PFIC Regulations: Taxation and Reporting Requirements
Navigate the mandatory taxation and complex annual reporting requirements for U.S. investors holding Passive Foreign Investment Companies (PFICs).
Navigate the mandatory taxation and complex annual reporting requirements for U.S. investors holding Passive Foreign Investment Companies (PFICs).
The Passive Foreign Investment Company (PFIC) regulations, found in the Internal Revenue Code, are a complex area of U.S. tax law. These rules prevent U.S. taxpayers from deferring income or converting passive foreign investment earnings, such as those from foreign mutual funds, into favorably taxed capital gains. The regulations impose a substantial compliance burden and can lead to punitive tax consequences for a U.S. person who owns stock in a foreign corporation that qualifies as a PFIC.
A foreign corporation is classified as a Passive Foreign Investment Company if it satisfies one of two tests applied annually. Meeting either the passive income test or the passive assets test for any tax year triggers PFIC status. Once classified as a PFIC, the corporation retains that status regarding a U.S. shareholder’s ownership unless an election is made to “purge” the PFIC taint.
The Passive Income Test is met if 75% or more of the foreign corporation’s gross income for the taxable year is passive income. Passive income generally includes earnings from investments such as dividends, interest, royalties, rents, and annuities. It also covers capital gains realized from selling property that generates passive income.
The Passive Assets Test is met if at least 50% of the corporation’s assets, based on the average value during the taxable year, are held for the production of passive income. For this test, assets are valued on a gross basis, meaning liabilities are not taken into account. A foreign corporation that primarily holds stocks and bonds, such as a foreign mutual fund, will almost certainly meet one or both of these tests.
If a U.S. shareholder does not make an elective tax treatment, the investment is subject to the default tax regime. This regime is designed to be punitive and eliminate the tax benefits of deferral. The tax consequences are triggered upon the receipt of an “excess distribution” or the disposition of the PFIC stock.
An excess distribution is defined as the portion of a distribution received in the current year that exceeds 125% of the average distributions received during the three preceding taxable years (or the holding period if shorter). This excess distribution is not taxed as ordinary income in the current year; instead, it is allocated ratably across the taxpayer’s entire holding period for the PFIC stock.
The amounts allocated to prior tax years are subject to a deferred tax amount. This is calculated using the highest ordinary income tax rate in effect for each respective prior year, not the investor’s actual rate. The tax due on these allocated amounts is then compounded with an interest charge based on the tax underpayment rates. Any gain realized on the sale of PFIC stock is treated the same as an excess distribution. This means the gain is taxed at the highest ordinary income rates and subject to the interest charge, eliminating favorable long-term capital gains rates.
To avoid the harsh default rules, a shareholder can choose one of two alternative elections, provided the necessary conditions are met. These elections allow for current taxation and prevent the application of the deferred tax and interest charge.
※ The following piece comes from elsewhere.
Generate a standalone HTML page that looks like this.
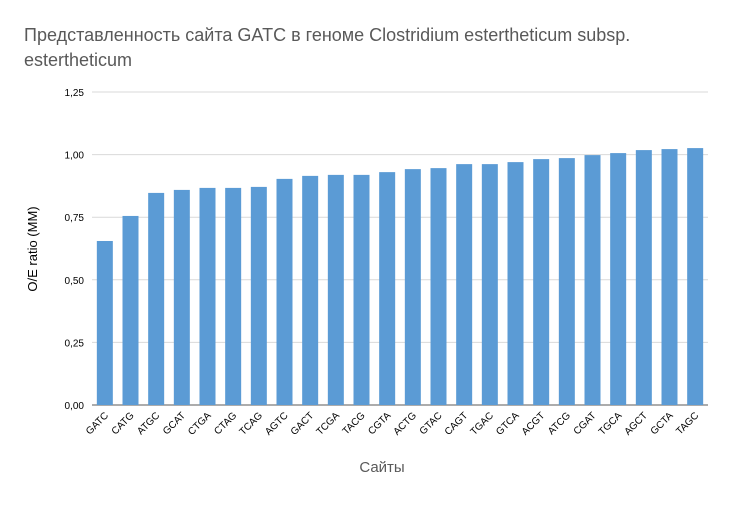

The Qualified Electing Fund (QEF) election allows the U.S. shareholder to be taxed annually on their pro rata share of the PFIC’s ordinary earnings and net capital gains, regardless of distribution. This current inclusion of income avoids the punitive excess distribution regime. It also preserves the character of the income, allowing capital gains to be taxed at the generally lower capital gains rates.
Making this election requires the PFIC to provide the U.S. shareholder with an annual information statement detailing the share of ordinary earnings and net capital gain. If the foreign corporation cannot provide this statement, the QEF election cannot be made. The election must generally be made by the due date of the tax return for the first year of the PFIC’s status.
The Mark-to-Market (MTM) election is an alternative available only if the PFIC stock is considered “marketable.” Marketable stock is generally defined as stock regularly traded on a national securities exchange registered with the Securities and Exchange Commission or certain other qualified exchanges.
Under the MTM election, the U.S. shareholder recognizes ordinary income each year if the fair market value of the PFIC stock exceeds its adjusted basis at the end of the tax year. Conversely, if the adjusted basis exceeds the fair market value, a deduction is allowed. This deduction is limited to the extent of prior mark-to-market gains included in income and not previously offset by losses. This election avoids the interest charge but does not preserve the favorable tax character of capital gains.
A U.S. person who is a shareholder of a PFIC is generally required to file an annual information report. This requirement is satisfied by filing a separate IRS Form 8621 for each PFIC held.
The requirement to file Form 8621 applies in several scenarios:
Taxpayers must attach the completed Form 8621 to their annual income tax return by the due date, including extensions. Failure to file can result in significant consequences, including a $10,000 penalty and leaving the tax return open to an indefinite statute of limitations for tax assessment.